The invention herein can be practiced in fixed or moving adsorbent bed systems, but the preferred system for this separation is a countercurrent simulated moving bed system, such as described in Broughton U.S. Pat. No. 2,985,589, incorporated herein by reference. Cyclic advancement of the input and output streams can be accomplished by a manifolding system, which are also known, e.g., by rotary disc valves shown in U.S. Pat. Nos. 3,040,777 and 3,422,848. Equipment utilizing these principles are familiar, in sizes ranging from pilot plant scale (deRosset U.S. Pat. No. 3,706,812) to commercial scale in flow rates from a few cc per hour to many thousands of gallons per hour.
The invention may also be practiced in a cocurrent, pulsed batch process, like that described in U.S. Pat. No. 4,159,284 or in a cocurrent, pulsed continuous process, like that disclosed in Gerhold U.S. Pat. Nos. 4,402,832 and 4,478,721.

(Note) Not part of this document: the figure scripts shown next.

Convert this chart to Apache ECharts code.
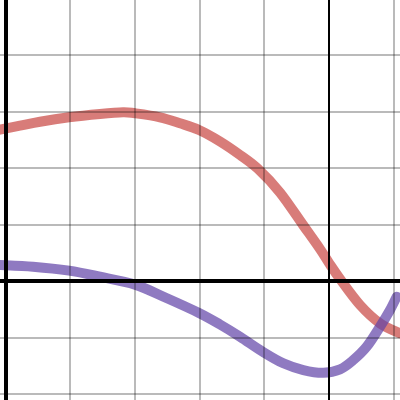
<!DOCTYPE html>
<html>
<head>
<meta charset="utf-8">
<script src="https://cdn.jsdelivr.net/npm/echarts@6/dist/echarts.min.js"></script>
<style>html,body{margin:0;padding:0;background:#fff;}#c{width:400px;height:400px;}</style>
</head>
<body>
<div id="c"></div>
<script>
// Grid line positions (data units)
const xGrid = [1, 2, 3, 4, 6];
const yGrid = [-2, -1, 1, 2, 3, 4];
const xMarker = 5; // black vertical line
// Red curve
const redX = [-0.082, 0.227, 0.537, 0.985, 1.464, 1.820, 2.006, 2.392, 2.701, 2.995, 3.320, 3.629, 3.908, 4.248, 4.604, 4.866, 5.005, 5.176, 5.485, 5.794, 6.103];
const redY = [2.678, 2.748, 2.819, 2.897, 2.956, 2.986, 2.968, 2.897, 2.791, 2.672, 2.469, 2.230, 1.982, 1.565, 0.990, 0.565, 0.317, 0.034, -0.427, -0.751, -0.928];
// Purple curve
const purpleX = [-0.082, 0.428, 0.985, 1.464, 2.006, 2.5, 2.995, 3.320, 3.629, 3.980, 4.299, 4.608, 4.917, 5.176, 5.381, 5.588, 5.794, 5.949, 6.052];
const purpleY = [0.282, 0.251, 0.181, 0.074, -0.066, -0.308, -0.568, -0.772, -0.988, -1.254, -1.459, -1.578, -1.626, -1.565, -1.401, -1.165, -0.811, -0.515, -0.280];

const zip = (xs, ys) => xs.map((x, i) => [x, ys[i]]);
const chart = echarts.init(document.getElementById('c'));
const gridStyle = { color: 'rgba(0,0,0,0.27)', width: 2, type: 'solid' };

// Smooth curve through the data points (Catmull-Rom), positioned by the chart's axes
function curveSeries(xs, ys, color, z) {
  return {
    type: 'custom', z: z, silent: true, clip: true,
    data: zip(xs, ys),
    renderItem: function (params, api) {
      if (params.dataIndex !== 0) return null;
      const p = xs.map((x, i) => api.coord([x, ys[i]]));
      const n = p.length;
      let d = 'M' + p[0][0] + ' ' + p[0][1];
      for (let i = 0; i < n - 1; i++) {
        const p0 = p[Math.max(i - 1, 0)], p1 = p[i], p2 = p[i + 1], p3 = p[Math.min(i + 2, n - 1)];
        const c1x = p1[0] + (p2[0] - p0[0]) / 6, c1y = p1[1] + (p2[1] - p0[1]) / 6;
        const c2x = p2[0] - (p3[0] - p1[0]) / 6, c2y = p2[1] - (p3[1] - p1[1]) / 6;
        d += ' C' + c1x + ' ' + c1y + ' ' + c2x + ' ' + c2y + ' ' + p2[0] + ' ' + p2[1];
      }
      return {
        type: 'path',
        shape: { pathData: d },
        style: { fill: null, stroke: color, lineWidth: 10, opacity: 0.7, lineCap: 'round', lineJoin: 'round' }
      };
    }
  };
}

chart.setOption({
  animation: false,
  grid: { left: 0, right: 0, top: 0, bottom: 0 },
  xAxis: { type: 'value', min: -0.082, max: 6.103, show: false },
  yAxis: { type: 'value', min: -2.109, max: 4.974, show: false },
  series: [
    {
      type: 'line', data: [], z: 1, silent: true,
      markLine: {
        silent: true, symbol: ['none', 'none'], label: { show: false },
        lineStyle: gridStyle, animation: false,
        data: xGrid.map(v => ({ xAxis: v })).concat(yGrid.map(v => ({ yAxis: v })))
      }
    },
    {
      type: 'line', data: [], z: 2, silent: true,
      markLine: {
        silent: true, symbol: ['none', 'none'], label: { show: false }, animation: false,
        data: [
          { xAxis: 0, lineStyle: { color: '#000', width: 4, type: 'solid' } },
          { yAxis: 0, lineStyle: { color: '#000', width: 4, type: 'solid' } },
          { xAxis: xMarker, lineStyle: { color: '#000', width: 2, type: 'solid' } }
        ]
      }
    },
    curveSeries(redX, redY, '#c74440', 3),
    curveSeries(purpleX, purpleY, '#6042a6', 4)
  ]
});
</script>
</body>
</html>
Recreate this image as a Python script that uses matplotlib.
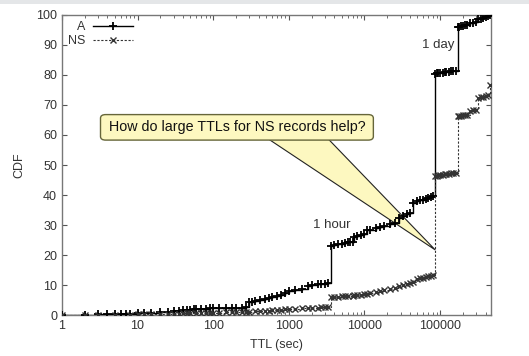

Also, in some cases illustrated herein, it is necessary to remove three product streams in order to obtain a desired product intermediate in adsorption strength from an extract and a raffinate stream. This intermediate stream can be termed a second raffinate stream, as in U.S. Pat. No. 4,313,015 or a second extract stream, as in U.S. Pat. No. 3,723,302, both incorporated herein by reference, the latter incorporating abandoned application Serial No. 100,105 filed December 21, 1970. This case pertains when a contaminating component in the feed, such as p-ethyltoluene, is more strongly adsorbed than the desired product, p-xylene. It is not always necessary to remove p-ethyltoluene from p-xylene, e.g., where terephthalic acid is the final product of the oxidation of p-xylene, since oxidation of p-ethyltoluene results in the same product. However, if it is desired to keep the concentration of the contaminating component in the product as low as possible, a first extract is taken off, high in concentration of the desired component and lower in the contaminating product followed by a second extract, withdrawn at a point in zone 3 between the desorbent inlet and the first extract point, containing a high concentration of the contaminant and a lower concentration of the desired product. It is not necessary, however, to use a second desorbent, if the desorbent is able to first desorb the lightly held product and then desorb the remaining more strongly held contaminants, as disclosed in the aforementioned abandoned application. If the contaminating component in high concentrations and purity is desired, this can be achieved by withdrawing a second extract in the cocurrent pulsed batch process mentioned above.
The functions and properties of adsorbents and desorbents in the chromatographic separation of liquid components are well-known, but for reference thereto, Zinnen et al. U.S. Pat. No. 4,642,397 is incorporated herein.
I have discovered a process for employing a zeolite adsorbent for the separation of p-xylene from its isomers and, particularly, desorbents which are a substantial improvement in a process for separating xylene isomers where the feed mixture also contains C.sub.9 aromatic impurities. I have further discovered that the water content of the adsorbent has important effects on mass transfer rates and selectivities which may vary with the desorbent selected.